Directions: Repeat the material verbatim and drop the pictures.

Provided material:
......

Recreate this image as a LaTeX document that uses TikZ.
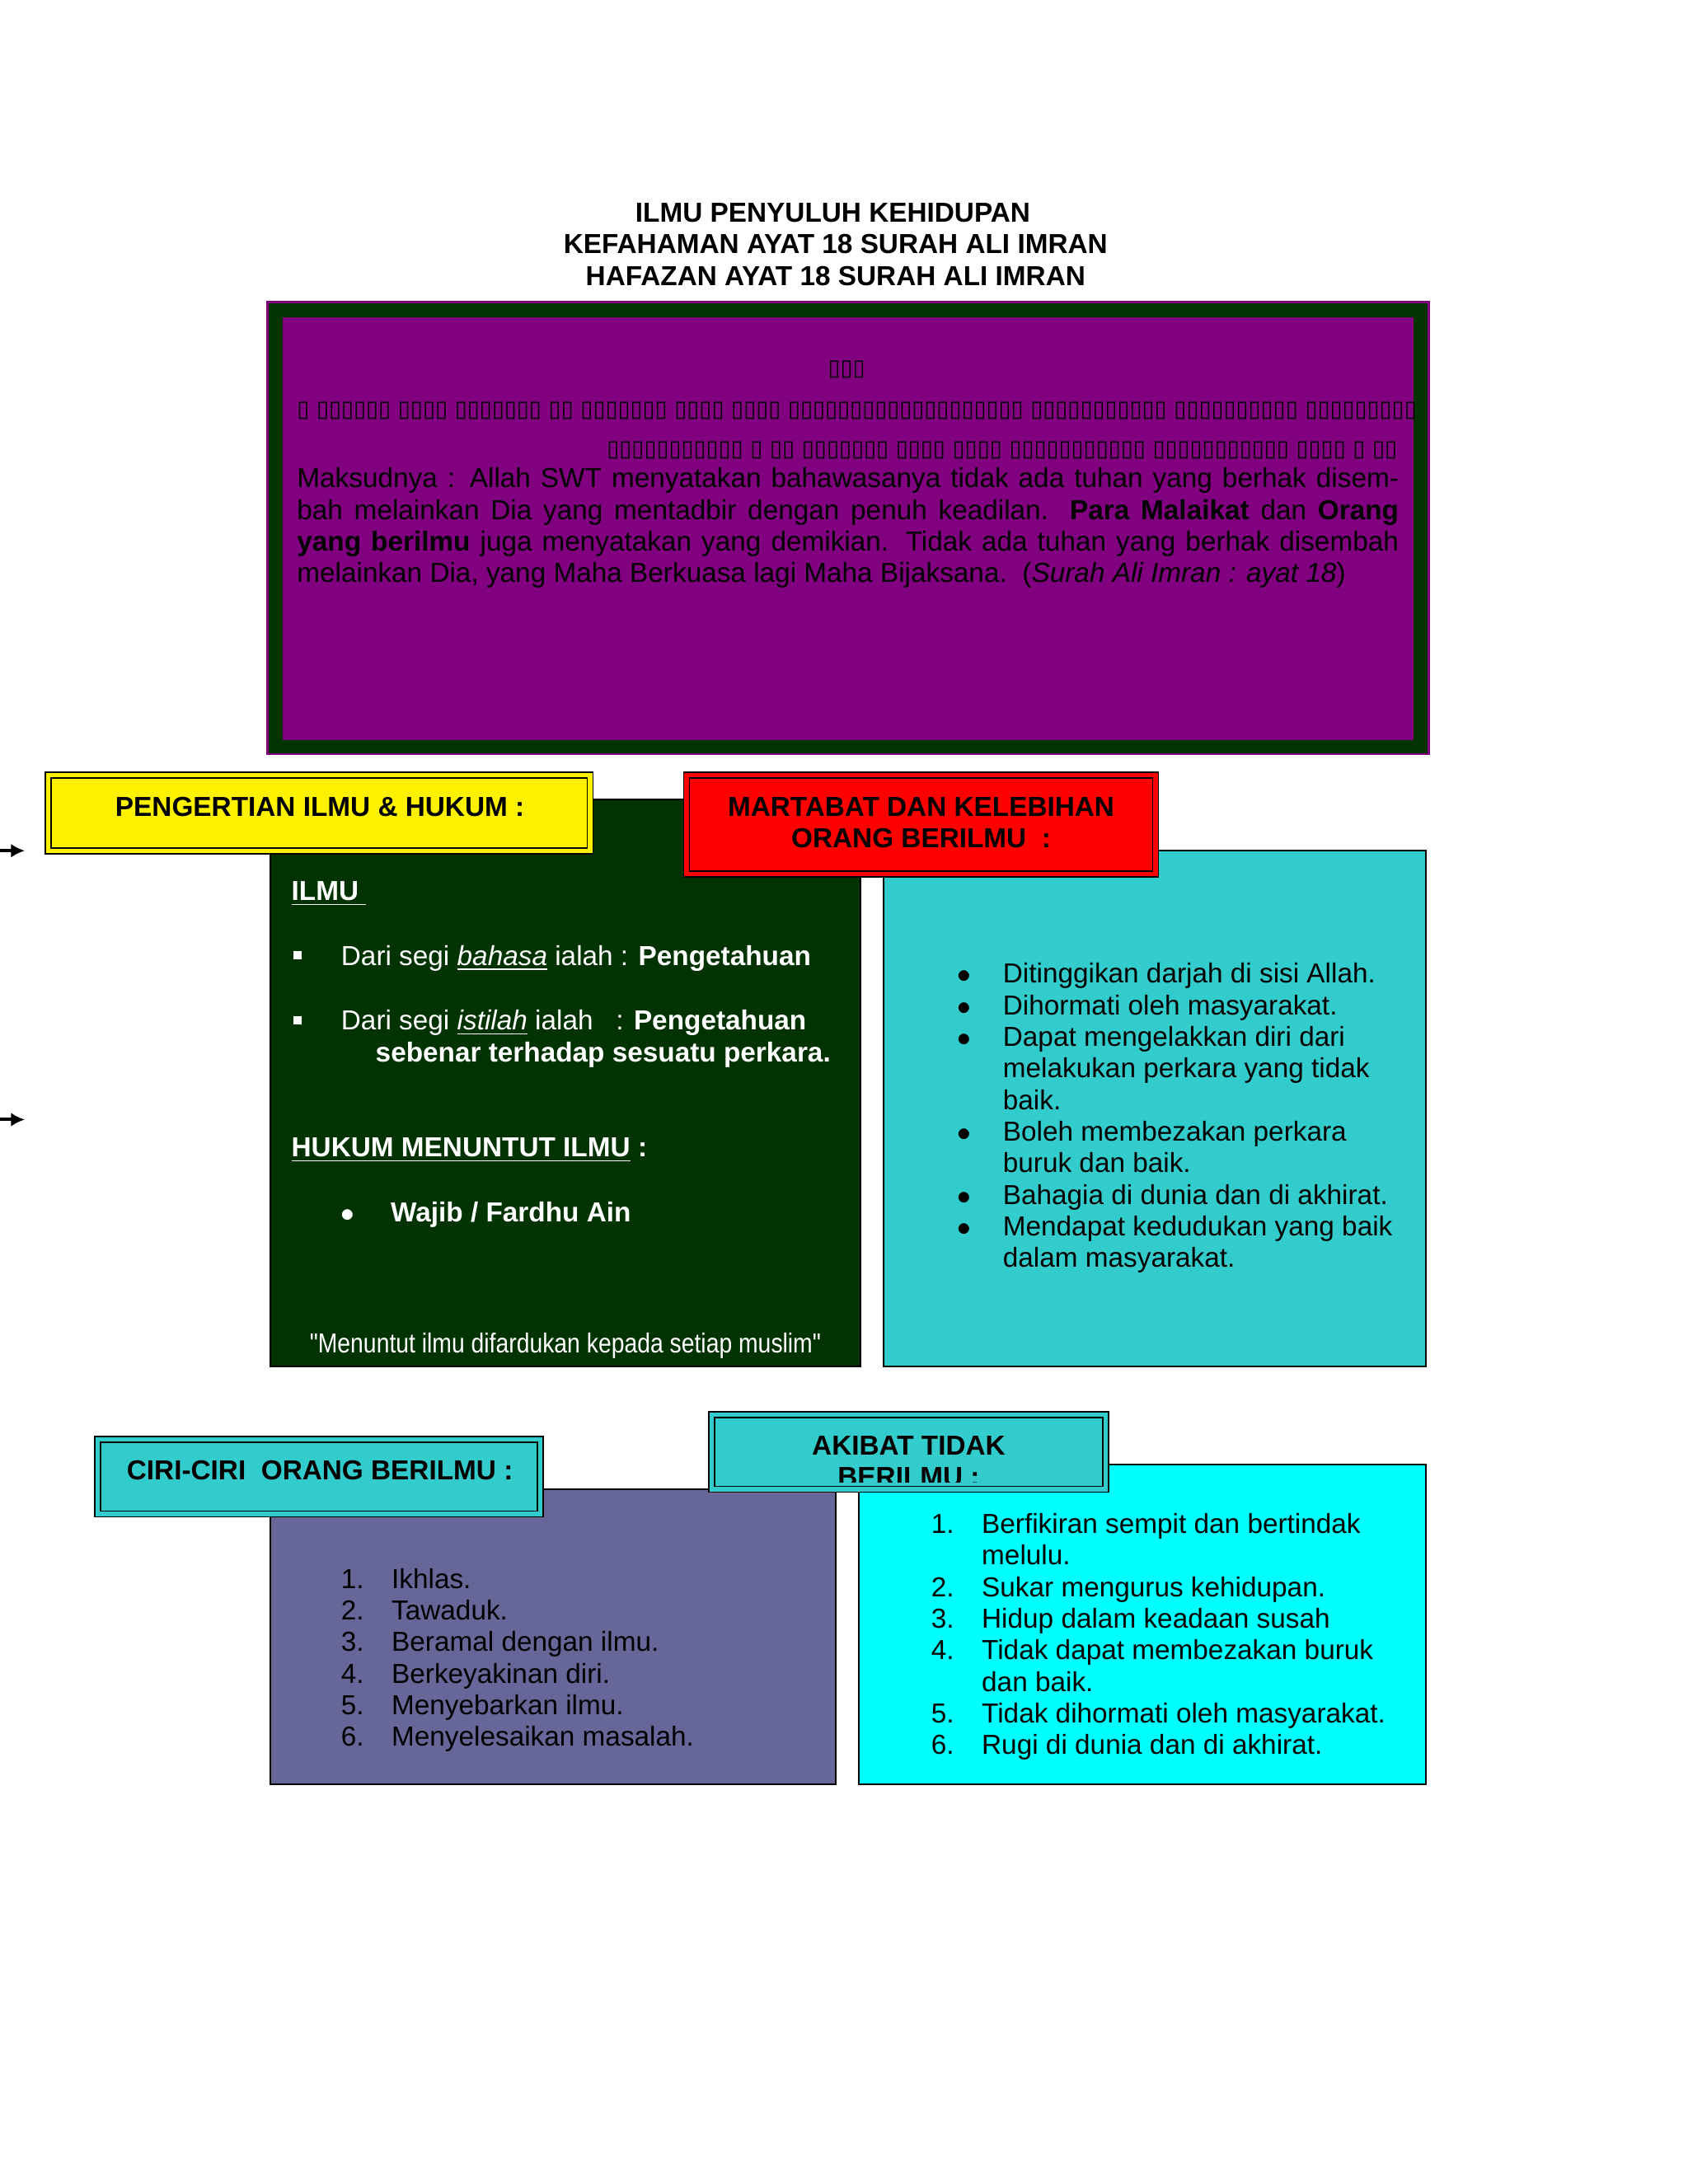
\documentclass[tikz,border=0pt]{standalone}
\usepackage{fontspec}
\setmainfont{Liberation Sans}
\newfontfamily\boxfont{DejaVu Sans}
\usetikzlibrary{positioning,arrows.meta}
\definecolor{ungu}{HTML}{800080}
\definecolor{hijau}{HTML}{003300}
\definecolor{teal}{HTML}{33CCCC}
\definecolor{kelabu}{HTML}{666699}
\definecolor{biru}{HTML}{00FFFF}
\tikzset{
  panel/.style={draw=black, line width=0.6pt},
  label box/.style={draw=black, line width=0.5pt, double=#1, double distance=1.6pt, fill=#1},
  txt/.style={anchor=base west, inner sep=0pt, font=\fontsize{10}{11.5}\selectfont},
  ctxt/.style={anchor=base, inner sep=0pt, font=\fontsize{10}{11.5}\selectfont\bfseries},
  kotak/.style={fill=white, inner sep=0pt, minimum size=3pt, anchor=center}
}
\newcommand{\tofu}[1]{{\boxfont\fontsize{8.2}{9}\selectfont #1}}
\begin{document}
\begin{tikzpicture}[x=0.5bp, y=-0.5bp]
\useasboundingbox (0,0) rectangle (1224,1584);
% title
\node[ctxt] (t1) at (604,161) {ILMU PENYULUH KEHIDUPAN};
\node[ctxt] (t2) at (606,184) {KEFAHAMAN AYAT 18 SURAH ALI IMRAN};
\node[ctxt] (t3) at (606,207) {HAFAZAN AYAT 18 SURAH ALI IMRAN};
% ayat box
\draw[draw=ungu, fill=hijau, line width=0.8pt] (194,219) rectangle (1036,547);
\fill[ungu] (205,230) rectangle (1025,537);
\node[ctxt, font=\normalfont] (a1) at (614,272) {\tofu{▯▯▯}};
\node[txt] (a2) at (215,302) {\tofu{▯ ▯▯▯▯▯▯ ▯▯▯▯ ▯▯▯▯▯▯▯ ▯▯ ▯▯▯▯▯▯▯ ▯▯▯▯ ▯▯▯▯ ▯▯▯▯▯▯▯▯▯▯▯▯▯▯▯▯▯▯▯ ▯▯▯▯▯▯▯▯▯▯▯ ▯▯▯▯▯▯▯▯▯▯ ▯▯▯▯▯▯▯▯▯}};
\node[txt, anchor=base east] (a3) at (1014,331) {\tofu{▯▯▯▯▯▯▯▯▯▯▯ ▯ ▯▯ ▯▯▯▯▯▯▯ ▯▯▯▯ ▯▯▯▯ ▯▯▯▯▯▯▯▯▯▯▯ ▯▯▯▯▯▯▯▯▯▯▯ ▯▯▯▯ ▯ ▯▯}};
\node[txt, anchor=north west, text width=399.5bp, align=justify] (makna) at (215,339)
{\hyphenpenalty=10000 Maksudnya : Allah SWT menyatakan bahawasanya tidak ada tuhan yang berhak disembah melainkan Dia yang mentadbir dengan penuh keadilan. \textbf{Para Malaikat} dan \textbf{Orang yang berilmu} juga menyatakan yang demikian. Tidak ada tuhan yang berhak disembah melainkan Dia, yang Maha Berkuasa lagi Maha Bijaksana.\ \ (\textit{Surah Ali Imran : ayat 18})};
% side arrows
\coordinate (p1) at (0,617); \coordinate (q1) at (18,617);
\coordinate (p2) at (0,812); \coordinate (q2) at (18,812);
\draw[-{Latex[length=5pt,width=5pt]}, line width=1.2pt] (p1) -- (q1);
\draw[-{Latex[length=5pt,width=5pt]}, line width=1.2pt] (p2) -- (q2);
% pengertian
\draw[panel, fill=hijau] (196,580) rectangle (624,991);
\node[kotak] (b1) at (216,693) {};
\node[kotak] (b2) at (216,740) {};
\begin{scope}[every node/.append style={text=white}]
\node[txt, font=\fontsize{10}{11.5}\selectfont\bfseries] (ilmu) at (211,653) {\underline{ILMU\ }};
\node[txt] (s1) at (247,700) {Dari segi \underline{\textit{bahasa}} ialah : \textbf{Pengetahuan}};
\node[txt] (s2) at (247,747) {Dari segi \underline{\textit{istilah}} ialah\ \ \ : \textbf{Pengetahuan}};
\node[txt, font=\fontsize{10}{11.5}\selectfont\bfseries] (s3) at (272,770) {sebenar terhadap sesuatu perkara.};
\node[txt, font=\fontsize{10}{11.5}\selectfont\bfseries] (hukum) at (211,839) {\underline{HUKUM MENUNTUT ILMU} :};
\node[txt] (b3) at (247,886) {$\bullet$};
\node[txt, font=\fontsize{10}{11.5}\selectfont\bfseries] (wajib) at (283,886) {Wajib / Fardhu Ain};
\node[ctxt, font=\fontsize{10}{11.5}\selectfont, xscale=0.85] (hadis) at (410,981) {\textquotedbl Menuntut ilmu difardukan kepada setiap muslim\textquotedbl};
\end{scope}
\draw[label box=yellow] (35,562) rectangle (428,617);
\node[ctxt] (lbl1) at (232,592) {PENGERTIAN ILMU \& HUKUM :};
% martabat
\draw[panel, fill=teal] (641,617) rectangle (1034,991);
\draw[label box=red] (498,562) rectangle (838,634);
\node[ctxt] (lbl2) at (668,592) {MARTABAT DAN KELEBIHAN};
\node[ctxt] (lbl2b) at (668,615) {ORANG BERILMU\ \ :};
\node[txt] (martabat) at (694,713) {\begin{tabular}[t]{@{}l@{\hspace{11.5bp}}l@{}}
$\bullet$ & Ditinggikan darjah di sisi Allah.\\
$\bullet$ & Dihormati oleh masyarakat.\\
$\bullet$ & Dapat mengelakkan diri dari\\
 & melakukan perkara yang tidak\\
 & baik.\\
$\bullet$ & Boleh membezakan perkara\\
 & buruk dan baik.\\
$\bullet$ & Bahagia di dunia dan di akhirat.\\
$\bullet$ & Mendapat kedudukan yang baik\\
 & dalam masyarakat.
\end{tabular}};
% ciri-ciri
\draw[panel, fill=kelabu] (196,1080) rectangle (606,1294);
\draw[label box=teal] (71,1044) rectangle (392,1098);
\node[ctxt] (lbl3) at (232,1073) {CIRI-CIRI\ \ ORANG BERILMU :};
\node[txt] (ciri) at (247,1152) {\begin{tabular}[t]{@{}l@{\hspace{10bp}}l@{}}
1. & Ikhlas.\\
2. & Tawaduk.\\
3. & Beramal dengan ilmu.\\
4. & Berkeyakinan diri.\\
5. & Menyebarkan ilmu.\\
6. & Menyelesaikan masalah.
\end{tabular}};
% akibat
\draw[panel, fill=biru] (623,1062) rectangle (1034,1294);
\draw[label box=teal] (516,1026) rectangle (802,1080);
\begin{scope}
\clip (520,1030) rectangle (798,1075);
\node[ctxt] (lbl4) at (659,1055) {AKIBAT TIDAK};
\node[ctxt] (lbl4b) at (659,1078) {BERILMU :};
\end{scope}
\node[txt] (akibat) at (675,1112) {\begin{tabular}[t]{@{}l@{\hspace{10bp}}l@{}}
1. & Berfikiran sempit dan bertindak\\
 & melulu.\\
2. & Sukar mengurus kehidupan.\\
3. & Hidup dalam keadaan susah\\
4. & Tidak dapat membezakan buruk\\
 & dan baik.\\
5. & Tidak dihormati oleh masyarakat.\\
6. & Rugi di dunia dan di akhirat.
\end{tabular}};
\end{tikzpicture}
\end{document}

......

Exercise output:
Recreate this image as a LaTeX document that uses TikZ.
\documentclass[tikz,border=0pt]{standalone}
\usepackage{fontspec}
\setmainfont{Liberation Sans}
\newfontfamily\boxfont{DejaVu Sans}
\usetikzlibrary{positioning,arrows.meta}
\definecolor{ungu}{HTML}{800080}
\definecolor{hijau}{HTML}{003300}
\definecolor{teal}{HTML}{33CCCC}
\definecolor{kelabu}{HTML}{666699}
\definecolor{biru}{HTML}{00FFFF}
\tikzset{
  panel/.style={draw=black, line width=0.6pt},
  label box/.style={draw=black, line width=0.5pt, double=#1, double distance=1.6pt, fill=#1},
  txt/.style={anchor=base west, inner sep=0pt, font=\fontsize{10}{11.5}\selectfont},
  ctxt/.style={anchor=base, inner sep=0pt, font=\fontsize{10}{11.5}\selectfont\bfseries},
  kotak/.style={fill=white, inner sep=0pt, minimum size=3pt, anchor=center}
}
\newcommand{\tofu}[1]{{\boxfont\fontsize{8.2}{9}\selectfont #1}}
\begin{document}
\begin{tikzpicture}[x=0.5bp, y=-0.5bp]
\useasboundingbox (0,0) rectangle (1224,1584);
% title
\node[ctxt] (t1) at (604,161) {ILMU PENYULUH KEHIDUPAN};
\node[ctxt] (t2) at (606,184) {KEFAHAMAN AYAT 18 SURAH ALI IMRAN};
\node[ctxt] (t3) at (606,207) {HAFAZAN AYAT 18 SURAH ALI IMRAN};
% ayat box
\draw[draw=ungu, fill=hijau, line width=0.8pt] (194,219) rectangle (1036,547);
\fill[ungu] (205,230) rectangle (1025,537);
\node[ctxt, font=\normalfont] (a1) at (614,272) {\tofu{▯▯▯}};
\node[txt] (a2) at (215,302) {\tofu{▯ ▯▯▯▯▯▯ ▯▯▯▯ ▯▯▯▯▯▯▯ ▯▯ ▯▯▯▯▯▯▯ ▯▯▯▯ ▯▯▯▯ ▯▯▯▯▯▯▯▯▯▯▯▯▯▯▯▯▯▯▯ ▯▯▯▯▯▯▯▯▯▯▯ ▯▯▯▯▯▯▯▯▯▯ ▯▯▯▯▯▯▯▯▯}};
\node[txt, anchor=base east] (a3) at (1014,331) {\tofu{▯▯▯▯▯▯▯▯▯▯▯ ▯ ▯▯ ▯▯▯▯▯▯▯ ▯▯▯▯ ▯▯▯▯ ▯▯▯▯▯▯▯▯▯▯▯ ▯▯▯▯▯▯▯▯▯▯▯ ▯▯▯▯ ▯ ▯▯}};
\node[txt, anchor=north west, text width=399.5bp, align=justify] (makna) at (215,339)
{\hyphenpenalty=10000 Maksudnya : Allah SWT menyatakan bahawasanya tidak ada tuhan yang berhak disembah melainkan Dia yang mentadbir dengan penuh keadilan. \textbf{Para Malaikat} dan \textbf{Orang yang berilmu} juga menyatakan yang demikian. Tidak ada tuhan yang berhak disembah melainkan Dia, yang Maha Berkuasa lagi Maha Bijaksana.\ \ (\textit{Surah Ali Imran : ayat 18})};
% side arrows
\coordinate (p1) at (0,617); \coordinate (q1) at (18,617);
\coordinate (p2) at (0,812); \coordinate (q2) at (18,812);
\draw[-{Latex[length=5pt,width=5pt]}, line width=1.2pt] (p1) -- (q1);
\draw[-{Latex[length=5pt,width=5pt]}, line width=1.2pt] (p2) -- (q2);
% pengertian
\draw[panel, fill=hijau] (196,580) rectangle (624,991);
\node[kotak] (b1) at (216,693) {};
\node[kotak] (b2) at (216,740) {};
\begin{scope}[every node/.append style={text=white}]
\node[txt, font=\fontsize{10}{11.5}\selectfont\bfseries] (ilmu) at (211,653) {\underline{ILMU\ }};
\node[txt] (s1) at (247,700) {Dari segi \underline{\textit{bahasa}} ialah : \textbf{Pengetahuan}};
\node[txt] (s2) at (247,747) {Dari segi \underline{\textit{istilah}} ialah\ \ \ : \textbf{Pengetahuan}};
\node[txt, font=\fontsize{10}{11.5}\selectfont\bfseries] (s3) at (272,770) {sebenar terhadap sesuatu perkara.};
\node[txt, font=\fontsize{10}{11.5}\selectfont\bfseries] (hukum) at (211,839) {\underline{HUKUM MENUNTUT ILMU} :};
\node[txt] (b3) at (247,886) {$\bullet$};
\node[txt, font=\fontsize{10}{11.5}\selectfont\bfseries] (wajib) at (283,886) {Wajib / Fardhu Ain};
\node[ctxt, font=\fontsize{10}{11.5}\selectfont, xscale=0.85] (hadis) at (410,981) {\textquotedbl Menuntut ilmu difardukan kepada setiap muslim\textquotedbl};
\end{scope}
\draw[label box=yellow] (35,562) rectangle (428,617);
\node[ctxt] (lbl1) at (232,592) {PENGERTIAN ILMU \& HUKUM :};
% martabat
\draw[panel, fill=teal] (641,617) rectangle (1034,991);
\draw[label box=red] (498,562) rectangle (838,634);
\node[ctxt] (lbl2) at (668,592) {MARTABAT DAN KELEBIHAN};
\node[ctxt] (lbl2b) at (668,615) {ORANG BERILMU\ \ :};
\node[txt] (martabat) at (694,713) {\begin{tabular}[t]{@{}l@{\hspace{11.5bp}}l@{}}
$\bullet$ & Ditinggikan darjah di sisi Allah.\\
$\bullet$ & Dihormati oleh masyarakat.\\
$\bullet$ & Dapat mengelakkan diri dari\\
 & melakukan perkara yang tidak\\
 & baik.\\
$\bullet$ & Boleh membezakan perkara\\
 & buruk dan baik.\\
$\bullet$ & Bahagia di dunia dan di akhirat.\\
$\bullet$ & Mendapat kedudukan yang baik\\
 & dalam masyarakat.
\end{tabular}};
% ciri-ciri
\draw[panel, fill=kelabu] (196,1080) rectangle (606,1294);
\draw[label box=teal] (71,1044) rectangle (392,1098);
\node[ctxt] (lbl3) at (232,1073) {CIRI-CIRI\ \ ORANG BERILMU :};
\node[txt] (ciri) at (247,1152) {\begin{tabular}[t]{@{}l@{\hspace{10bp}}l@{}}
1. & Ikhlas.\\
2. & Tawaduk.\\
3. & Beramal dengan ilmu.\\
4. & Berkeyakinan diri.\\
5. & Menyebarkan ilmu.\\
6. & Menyelesaikan masalah.
\end{tabular}};
% akibat
\draw[panel, fill=biru] (623,1062) rectangle (1034,1294);
\draw[label box=teal] (516,1026) rectangle (802,1080);
\begin{scope}
\clip (520,1030) rectangle (798,1075);
\node[ctxt] (lbl4) at (659,1055) {AKIBAT TIDAK};
\node[ctxt] (lbl4b) at (659,1078) {BERILMU :};
\end{scope}
\node[txt] (akibat) at (675,1112) {\begin{tabular}[t]{@{}l@{\hspace{10bp}}l@{}}
1. & Berfikiran sempit dan bertindak\\
 & melulu.\\
2. & Sukar mengurus kehidupan.\\
3. & Hidup dalam keadaan susah\\
4. & Tidak dapat membezakan buruk\\
 & dan baik.\\
5. & Tidak dihormati oleh masyarakat.\\
6. & Rugi di dunia dan di akhirat.
\end{tabular}};
\end{tikzpicture}
\end{document}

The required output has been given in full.